In verità non meraviglia il sospetto dell’Autore sulla presunta ingerenza del potere politico nell’ordine giudiziario. Nulla di nuovo egli aggiunge ai sospetti che sempre si sono avuti e si hanno sulle ingerenze in ogni tempo dei poteri politici sugli ordini giudiziari. La storia dei nostri giorni è ricca di tali sospetti non sempre legittimi, ma non sempre infondati. Ciò forse deriva anche dal controllo dell’Esecutivo sul potere giudiziario attraverso l’Organo di autogoverno dei Magistrati, il Consiglio Superiore della Magistratura per la cui composizione la lottizzazione di una parte dei suoi rappresentanti è spesso la proiezione della lottizzazione politica, almeno per i cosiddetti "componenti non togati".
Ma spesso i sospetti sono alimentati anche da iniziative giudiziarie che, per il tempo ed i luoghi in cui sono promosse, appaiono inficiate da una strategia politica che mal si concilia con l’amministrazione della Giustizia.
Tale tesi, tuttavia, come già detto troverebbe scarsa applicazione nel regime fascista che, per sottrarre al proprio giudice naturale cittadini responsabili di specifici reati, avvertì la necessita di istituire un tribunale politico-militare di rigorosa osservanza dell’orientamento politico ben distinto, però, dai Tribunali ordinari che, viceversa, mostravano un’autonomia probabilmente ben più marcata rispetto alle autonomie di Uffici Giudiziari di molte moderne democrazie.
Considerazioni queste, condivise da molti opinionisti, come ad esempio Indro Montanelli, che le rievoca ogni qualvolta avanza sospetti su parte della Magistratura italiana di politicizzazione e di asservimento al potere costituito.
Pregevole il tentativo di Giovanni Tessitore di reperire statistiche attendibili sull’attività degli organi giurisdizionali italiani nei territori coloniali, tentativo non completamente portato a termine per la difficoltà di raccogliere dati sicuri, dovuta alla molteplicità delle Corti d’Assise, operanti nei territori d’oltremare, nonché per lo smarrimento cui i documenti andarono soggetti dopo il crollo dell’Impero coloniale.

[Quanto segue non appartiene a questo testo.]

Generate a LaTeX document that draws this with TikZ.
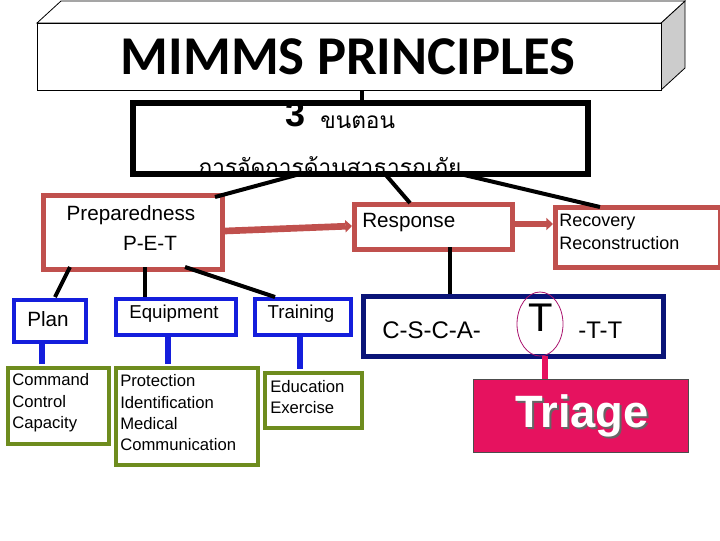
\documentclass[tikz,border=0pt]{standalone}
\usepackage{fontspec}
\usetikzlibrary{arrows.meta}
\setmainfont{Liberation Sans}
\newfontfamily\thaifont[Script=Thai]{Loma}
\newfontfamily\carl{Carlito}
\begin{document}
\begin{tikzpicture}[x=0.75pt,y=-0.75pt,
  bluebox/.style={draw={rgb,255:red,20;green,30;blue,220},line width=3pt},
  greenbox/.style={draw={rgb,255:red,110;green,140;blue,30},line width=3pt},
  blk/.style={line width=3pt},
  bl/.style={line width=4.5pt,draw={rgb,255:red,20;green,30;blue,220}},
  t/.style={inner sep=0pt,anchor=west}]
\definecolor{redb}{RGB}{192,80,77}
\definecolor{pinkb}{RGB}{230,18,95}
\definecolor{navy}{RGB}{10,20,120}
\tikzset{redbox/.style={draw=redb,line width=3.5pt,fill=white}}
\useasboundingbox (0,0) rectangle (720,540);
% title 3D box
\fill[gray!40,draw=black,line width=0.6pt] (661,23)--(685,1)--(685,68)--(661,90)--cycle;
\draw[fill=white,line width=0.6pt] (37,23)--(61,1)--(685,1)--(661,23)--cycle;
\node[draw,fill=white,line width=0.6pt,minimum width=624pt*0.75,minimum height=67pt*0.75,anchor=north west,inner sep=0pt] (title) at (37,23) {};
\node at (348,57) {\carl\bfseries\fontsize{41}{43}\selectfont MIMMS PRINCIPLES};
% phase box
\node[minimum width=454pt*0.75,minimum height=70pt*0.75,anchor=north west,inner sep=0pt] (phase) at (133,103) {};
\draw[blk] (362,90)--(362,103);
\node[t] (three) at (285,114) {\bfseries\fontsize{27}{28}\selectfont 3};
\node[t] at (320,122) {\thaifont\fontsize{17}{18}\selectfont ขนตอน};
\node (thai2) at (330,166) {\thaifont\fontsize{17}{18}\selectfont การจัดการด้านสาธารณภัย};
\draw[line width=4.5pt] (phase.north west) rectangle (phase.south east);
% level 2
\node[redbox,minimum width=179pt*0.75,minimum height=74pt*0.75,anchor=north west,inner sep=0pt] (prep) at (41,193) {};
\node at (131,215) {\fontsize{15.5}{17}\selectfont Preparedness};
\node at (150,243) {\fontsize{15.5}{17}\selectfont P-E-T};
\node[redbox,minimum width=158pt*0.75,minimum height=45pt*0.75,anchor=north west,inner sep=0pt] (resp) at (352,202) {};
\node[t] at (362,223) {\fontsize{15.5}{17}\selectfont Response};
\node[redbox,minimum width=165pt*0.75,minimum height=60pt*0.75,anchor=north west,inner sep=0pt] (reco) at (553,205) {};
\node[t,align=left,font=\fontsize{13.5}{17}\selectfont] at (559,232) {Recovery\\Reconstruction};
\draw[blk] (300,174)--(215,197);
\draw[blk] (385,174)--(410,203);
\draw[blk] (460,174)--(600,207);
\draw[redb,line width=5pt,-{Triangle[length=5pt,width=9pt]}] (prep.east|-0,231)--(resp.west|-0,226);
\draw[redb,line width=5pt,-{Triangle[length=5pt,width=9pt]}] (resp.east|-0,224)--(reco.west|-0,224);
% level 3
\node[bluebox,minimum width=72pt*0.75,minimum height=42pt*0.75,anchor=north west,inner sep=0pt] (plan) at (12,298) {};
\node at (48,319) {\fontsize{15.5}{17}\selectfont Plan};
\node[bluebox,minimum width=120pt*0.75,minimum height=36pt*0.75,anchor=north west,inner sep=0pt] (equip) at (114,297) {};
\node at (174,314) {\fontsize{14}{17}\selectfont Equipment};
\node[bluebox,minimum width=96pt*0.75,minimum height=36pt*0.75,anchor=north west,inner sep=0pt] (train) at (253,297) {};
\node at (301,314) {\fontsize{14}{17}\selectfont Training};
\draw[blk] (70,267)--(55,297);
\draw[blk] (145,267)--(145,297);
\draw[blk] (185,267)--(275,297);
\draw[blk] (450,247)--(450,294);
\node[draw=navy,line width=3.5pt,minimum width=300pt*0.75,minimum height=60pt*0.75,anchor=north west,inner sep=0pt] (csca) at (361,294) {};
\node[t] at (382,330) {\fontsize{18}{20}\selectfont C-S-C-A-};
\node (T) at (541,318) {\fontsize{30}{32}\selectfont T};
\node[t] at (578,330) {\fontsize{18}{20}\selectfont -T-T};
\draw[draw={rgb,255:red,170;green,20;blue,110},line width=0.6pt] (540,324) ellipse (23 and 32);
% level 4
\node[greenbox,minimum width=101pt*0.75,minimum height=76pt*0.75,anchor=north west,inner sep=0pt] (cmd) at (6,366) {};
\node[t,align=left,font=\fontsize{12.5}{16}\selectfont] at (12,403) {Command\\Control\\Capacity};
\node[greenbox,minimum width=142pt*0.75,minimum height=97pt*0.75,anchor=north west,inner sep=0pt] (prot) at (114,366) {};
\node[t,align=left,font=\fontsize{12.5}{16}\selectfont] at (120,413) {Protection\\Identification\\Medical\\Communication};
\node[greenbox,minimum width=97pt*0.75,minimum height=55pt*0.75,anchor=north west,inner sep=0pt] (edu) at (263,371) {};
\node[t,align=left,font=\fontsize{12.5}{16}\selectfont] at (270,397) {Education\\Exercise};
\draw[bl] (42,342)--(42,364);
\draw[bl] (168,335)--(168,364);
\draw[bl] (300,335)--(300,369);
\node[fill=pinkb,draw=black!70,line width=0.6pt,minimum width=215pt*0.75,minimum height=73pt*0.75,anchor=north west,inner sep=0pt] (tri) at (473,379) {};
\node[text=black!60] at (584,418) {\bfseries\fontsize{34}{36}\selectfont Triage};
\node[text=white] at (582,416) {\bfseries\fontsize{34}{36}\selectfont Triage};
\draw[pinkb,line width=4.5pt] (545,356)--(545,379);
\end{tikzpicture}
\end{document}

Quest’ultima parte dell’opera risulta particolarmente meritoria, poiché nessuno prima d’ora si era interessato a questo campo di ricerca concernente l’amministrazione della giustizia nelle colonie italiane. In esse, nel maggior numero di casi, non si estese la legislazione penale italiana, bensì si fece ricorso, prendendo a pretesto il rispetto degli usi e costumi locali, a una sorta di giustizia differenziale amministrata da una molteplicità di organi fra cui è quasi impossibile orientarsi.
L’autore è riuscito, tuttavia, a rinvenire la documentazione relativa a sei processi, celebrati davanti le Corti d’Assise di Tripoli, Bengasi, Derna e Asmara, che comportarono la condanna a morte per quattro italiani e 10 indigeni. E’ da sottolineare che dei dieci indigeni giustiziati, quattro lo furono in seguito all’accertata colpevolezza in relazione ad omicidi, generalmente a scopo di rapina, nei confronti di loro compatrioti. Sei, invece, appartenenti ad un plotone di soldati coloniali, furono giustiziati per correità nell’omicidio del tenente Ottorino Biondo, perpetrato durante il sonno della vittima a scopo di rapina e per averne occultato il cadavere.

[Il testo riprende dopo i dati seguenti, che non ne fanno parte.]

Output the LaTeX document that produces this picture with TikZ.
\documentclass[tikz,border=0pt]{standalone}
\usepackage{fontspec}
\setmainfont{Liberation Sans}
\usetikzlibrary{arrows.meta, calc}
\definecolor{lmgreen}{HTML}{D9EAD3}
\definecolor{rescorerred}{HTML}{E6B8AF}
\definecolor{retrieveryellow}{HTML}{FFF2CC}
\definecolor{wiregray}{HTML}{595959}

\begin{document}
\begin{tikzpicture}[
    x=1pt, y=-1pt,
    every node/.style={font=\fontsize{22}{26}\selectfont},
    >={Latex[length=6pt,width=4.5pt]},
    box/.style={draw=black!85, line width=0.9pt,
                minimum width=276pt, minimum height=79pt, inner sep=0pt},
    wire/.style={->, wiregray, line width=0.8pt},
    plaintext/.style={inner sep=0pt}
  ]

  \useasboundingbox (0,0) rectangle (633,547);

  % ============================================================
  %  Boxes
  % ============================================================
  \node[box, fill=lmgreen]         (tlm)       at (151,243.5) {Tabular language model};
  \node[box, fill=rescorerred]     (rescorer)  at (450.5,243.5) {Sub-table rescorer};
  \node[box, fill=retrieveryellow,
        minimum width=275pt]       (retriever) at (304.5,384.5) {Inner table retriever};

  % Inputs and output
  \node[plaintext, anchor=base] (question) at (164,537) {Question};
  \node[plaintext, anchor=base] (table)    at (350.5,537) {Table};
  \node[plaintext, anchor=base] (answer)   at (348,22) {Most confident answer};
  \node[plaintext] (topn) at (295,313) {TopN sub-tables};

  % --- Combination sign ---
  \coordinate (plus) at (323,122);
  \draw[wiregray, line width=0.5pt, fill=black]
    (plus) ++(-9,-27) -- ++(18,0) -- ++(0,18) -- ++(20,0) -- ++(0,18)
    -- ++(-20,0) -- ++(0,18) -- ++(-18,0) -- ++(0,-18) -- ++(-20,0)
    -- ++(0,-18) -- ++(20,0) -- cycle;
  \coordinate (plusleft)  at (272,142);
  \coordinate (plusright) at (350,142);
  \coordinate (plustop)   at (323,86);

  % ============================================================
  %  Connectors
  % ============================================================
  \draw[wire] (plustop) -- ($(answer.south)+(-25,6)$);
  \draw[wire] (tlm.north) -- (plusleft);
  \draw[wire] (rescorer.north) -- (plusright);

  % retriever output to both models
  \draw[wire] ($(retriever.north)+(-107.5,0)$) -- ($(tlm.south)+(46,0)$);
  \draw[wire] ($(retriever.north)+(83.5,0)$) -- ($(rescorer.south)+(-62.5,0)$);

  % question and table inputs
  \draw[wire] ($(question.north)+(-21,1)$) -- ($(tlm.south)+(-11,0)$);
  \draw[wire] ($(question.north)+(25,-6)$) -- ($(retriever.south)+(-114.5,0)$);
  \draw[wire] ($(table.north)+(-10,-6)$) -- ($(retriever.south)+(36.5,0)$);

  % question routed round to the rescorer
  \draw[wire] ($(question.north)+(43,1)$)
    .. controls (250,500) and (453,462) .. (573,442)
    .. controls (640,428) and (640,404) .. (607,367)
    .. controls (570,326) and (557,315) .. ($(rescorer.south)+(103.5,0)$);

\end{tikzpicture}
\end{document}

I quattro italiani condannati a morte dalla Corte di Assise di Asmara, erano accusati di aver ucciso, a scopo di rapina, cinque indigeni e di averne ferito altri due.

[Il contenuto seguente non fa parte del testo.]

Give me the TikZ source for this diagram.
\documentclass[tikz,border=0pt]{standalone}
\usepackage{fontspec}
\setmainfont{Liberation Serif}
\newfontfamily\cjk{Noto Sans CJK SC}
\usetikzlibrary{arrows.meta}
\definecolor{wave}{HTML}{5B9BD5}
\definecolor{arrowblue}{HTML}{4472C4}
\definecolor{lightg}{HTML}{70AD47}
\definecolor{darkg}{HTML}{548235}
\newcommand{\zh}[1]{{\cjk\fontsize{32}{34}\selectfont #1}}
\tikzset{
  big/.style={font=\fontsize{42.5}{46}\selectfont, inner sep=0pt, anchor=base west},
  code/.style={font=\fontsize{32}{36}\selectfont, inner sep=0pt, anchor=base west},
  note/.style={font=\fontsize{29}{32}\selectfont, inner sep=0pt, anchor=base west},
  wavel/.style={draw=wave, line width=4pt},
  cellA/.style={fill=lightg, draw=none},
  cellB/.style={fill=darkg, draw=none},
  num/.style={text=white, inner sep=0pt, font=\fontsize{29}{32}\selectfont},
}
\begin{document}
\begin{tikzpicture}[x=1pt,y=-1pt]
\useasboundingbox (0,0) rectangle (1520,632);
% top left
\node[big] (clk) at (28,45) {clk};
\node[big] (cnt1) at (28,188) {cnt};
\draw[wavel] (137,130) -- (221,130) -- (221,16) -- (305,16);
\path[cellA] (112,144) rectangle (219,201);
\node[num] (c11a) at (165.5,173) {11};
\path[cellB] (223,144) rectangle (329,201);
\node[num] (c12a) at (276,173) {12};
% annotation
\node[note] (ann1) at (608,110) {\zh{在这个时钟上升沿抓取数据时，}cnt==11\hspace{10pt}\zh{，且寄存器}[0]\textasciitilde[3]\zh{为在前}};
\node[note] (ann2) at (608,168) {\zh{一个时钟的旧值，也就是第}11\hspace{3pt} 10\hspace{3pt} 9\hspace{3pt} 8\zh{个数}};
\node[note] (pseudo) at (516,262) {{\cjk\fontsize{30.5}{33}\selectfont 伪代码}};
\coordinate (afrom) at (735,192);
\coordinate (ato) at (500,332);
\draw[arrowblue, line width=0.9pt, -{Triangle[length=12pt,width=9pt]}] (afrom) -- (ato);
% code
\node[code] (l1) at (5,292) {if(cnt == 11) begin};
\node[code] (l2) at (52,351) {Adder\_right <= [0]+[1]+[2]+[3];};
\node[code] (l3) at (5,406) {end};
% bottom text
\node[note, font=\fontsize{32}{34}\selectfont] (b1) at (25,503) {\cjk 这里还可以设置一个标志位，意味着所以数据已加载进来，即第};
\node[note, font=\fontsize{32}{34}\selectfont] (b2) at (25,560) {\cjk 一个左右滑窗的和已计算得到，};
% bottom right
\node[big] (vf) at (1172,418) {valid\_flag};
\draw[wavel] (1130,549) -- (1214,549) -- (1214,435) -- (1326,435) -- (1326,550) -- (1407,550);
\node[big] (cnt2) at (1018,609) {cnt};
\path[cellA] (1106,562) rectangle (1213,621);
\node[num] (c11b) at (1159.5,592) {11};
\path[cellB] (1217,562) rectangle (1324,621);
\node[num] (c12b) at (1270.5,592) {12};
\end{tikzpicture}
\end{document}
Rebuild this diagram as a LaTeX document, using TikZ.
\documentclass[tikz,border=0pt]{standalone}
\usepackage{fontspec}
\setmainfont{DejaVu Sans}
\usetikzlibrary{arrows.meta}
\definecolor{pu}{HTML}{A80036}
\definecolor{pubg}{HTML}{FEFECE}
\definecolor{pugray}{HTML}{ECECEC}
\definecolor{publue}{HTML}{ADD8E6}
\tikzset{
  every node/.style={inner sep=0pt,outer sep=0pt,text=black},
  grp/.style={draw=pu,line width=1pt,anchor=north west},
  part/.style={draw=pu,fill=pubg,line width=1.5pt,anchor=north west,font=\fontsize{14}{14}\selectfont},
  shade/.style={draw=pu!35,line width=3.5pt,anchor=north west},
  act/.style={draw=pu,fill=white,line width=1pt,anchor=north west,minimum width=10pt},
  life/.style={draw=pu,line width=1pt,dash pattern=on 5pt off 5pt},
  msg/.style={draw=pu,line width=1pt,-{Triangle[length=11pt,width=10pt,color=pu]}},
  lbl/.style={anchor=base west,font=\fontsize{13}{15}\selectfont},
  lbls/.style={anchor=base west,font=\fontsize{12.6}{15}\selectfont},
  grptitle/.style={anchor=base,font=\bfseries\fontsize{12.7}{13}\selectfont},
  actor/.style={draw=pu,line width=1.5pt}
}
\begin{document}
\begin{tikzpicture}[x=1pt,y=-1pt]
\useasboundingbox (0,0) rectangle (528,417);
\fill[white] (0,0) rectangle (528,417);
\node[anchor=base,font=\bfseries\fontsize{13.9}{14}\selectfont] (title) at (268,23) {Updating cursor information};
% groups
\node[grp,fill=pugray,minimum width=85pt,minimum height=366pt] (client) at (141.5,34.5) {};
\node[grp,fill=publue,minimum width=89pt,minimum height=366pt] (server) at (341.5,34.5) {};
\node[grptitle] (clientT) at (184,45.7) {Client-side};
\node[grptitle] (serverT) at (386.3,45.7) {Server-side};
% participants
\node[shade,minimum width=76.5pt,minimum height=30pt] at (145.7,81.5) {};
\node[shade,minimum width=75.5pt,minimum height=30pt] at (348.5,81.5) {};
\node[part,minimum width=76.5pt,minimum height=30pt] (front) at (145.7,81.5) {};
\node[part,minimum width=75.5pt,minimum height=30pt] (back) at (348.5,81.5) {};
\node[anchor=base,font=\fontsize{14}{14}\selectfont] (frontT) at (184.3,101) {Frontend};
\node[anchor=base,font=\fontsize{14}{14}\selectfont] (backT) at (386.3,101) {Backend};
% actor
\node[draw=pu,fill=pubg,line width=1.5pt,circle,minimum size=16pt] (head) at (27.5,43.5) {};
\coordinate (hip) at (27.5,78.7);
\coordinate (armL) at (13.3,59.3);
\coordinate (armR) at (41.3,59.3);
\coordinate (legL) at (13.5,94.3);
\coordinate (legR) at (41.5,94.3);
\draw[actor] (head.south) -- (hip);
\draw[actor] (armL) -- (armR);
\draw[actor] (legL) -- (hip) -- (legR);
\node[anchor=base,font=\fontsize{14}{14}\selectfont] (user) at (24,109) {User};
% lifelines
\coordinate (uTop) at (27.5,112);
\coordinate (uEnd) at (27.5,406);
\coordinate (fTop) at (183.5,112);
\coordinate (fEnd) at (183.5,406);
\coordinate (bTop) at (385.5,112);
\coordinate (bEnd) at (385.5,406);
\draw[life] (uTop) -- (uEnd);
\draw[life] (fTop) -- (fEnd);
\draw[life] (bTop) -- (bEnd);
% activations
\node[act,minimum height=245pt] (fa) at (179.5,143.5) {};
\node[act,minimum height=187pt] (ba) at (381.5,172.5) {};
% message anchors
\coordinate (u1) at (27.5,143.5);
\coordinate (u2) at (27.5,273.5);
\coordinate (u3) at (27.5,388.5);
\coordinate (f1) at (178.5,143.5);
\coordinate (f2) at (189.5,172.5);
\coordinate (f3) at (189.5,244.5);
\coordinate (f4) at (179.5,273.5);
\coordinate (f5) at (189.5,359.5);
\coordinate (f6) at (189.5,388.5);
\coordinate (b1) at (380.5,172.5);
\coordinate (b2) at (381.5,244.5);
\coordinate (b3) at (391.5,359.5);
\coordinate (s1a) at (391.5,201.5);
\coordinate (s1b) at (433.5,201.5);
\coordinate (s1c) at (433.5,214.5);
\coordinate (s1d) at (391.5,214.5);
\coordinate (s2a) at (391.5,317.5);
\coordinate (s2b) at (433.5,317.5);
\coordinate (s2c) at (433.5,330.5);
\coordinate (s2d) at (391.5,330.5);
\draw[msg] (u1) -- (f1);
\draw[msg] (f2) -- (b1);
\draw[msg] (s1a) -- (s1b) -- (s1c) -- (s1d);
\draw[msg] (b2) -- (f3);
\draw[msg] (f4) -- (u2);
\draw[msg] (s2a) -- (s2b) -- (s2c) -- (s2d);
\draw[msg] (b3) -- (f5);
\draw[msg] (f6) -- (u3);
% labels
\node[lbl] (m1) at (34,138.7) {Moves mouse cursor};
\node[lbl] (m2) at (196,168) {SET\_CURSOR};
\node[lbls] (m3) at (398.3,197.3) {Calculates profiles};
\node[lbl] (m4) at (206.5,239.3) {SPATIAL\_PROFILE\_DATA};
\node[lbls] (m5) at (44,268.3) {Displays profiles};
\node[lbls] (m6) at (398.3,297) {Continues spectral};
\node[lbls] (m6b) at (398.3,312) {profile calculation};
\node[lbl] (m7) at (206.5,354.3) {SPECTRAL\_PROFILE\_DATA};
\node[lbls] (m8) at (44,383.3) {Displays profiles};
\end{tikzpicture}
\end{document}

Appare singolare che, sia per la prima volta che per l’ultima, la pena di morte fu eseguita su condannati siciliani; nel 1931 Mignemi Diego, di Canicattì in provincia di Agrigento, veniva giustiziato perché giudicato colpevole di violenza carnale continuata e aggravata, anche dalla morte della vittima; il 5 marzo 1947 la pena di morte veniva applicata per l’ultima volta nei confronti di Giovanni D’Ignoti, Giovanni Puleio e Francesco La Barbera, tutti e tre siciliani, condannati per omicidio continuato, sequestro di persona e rapina aggravata.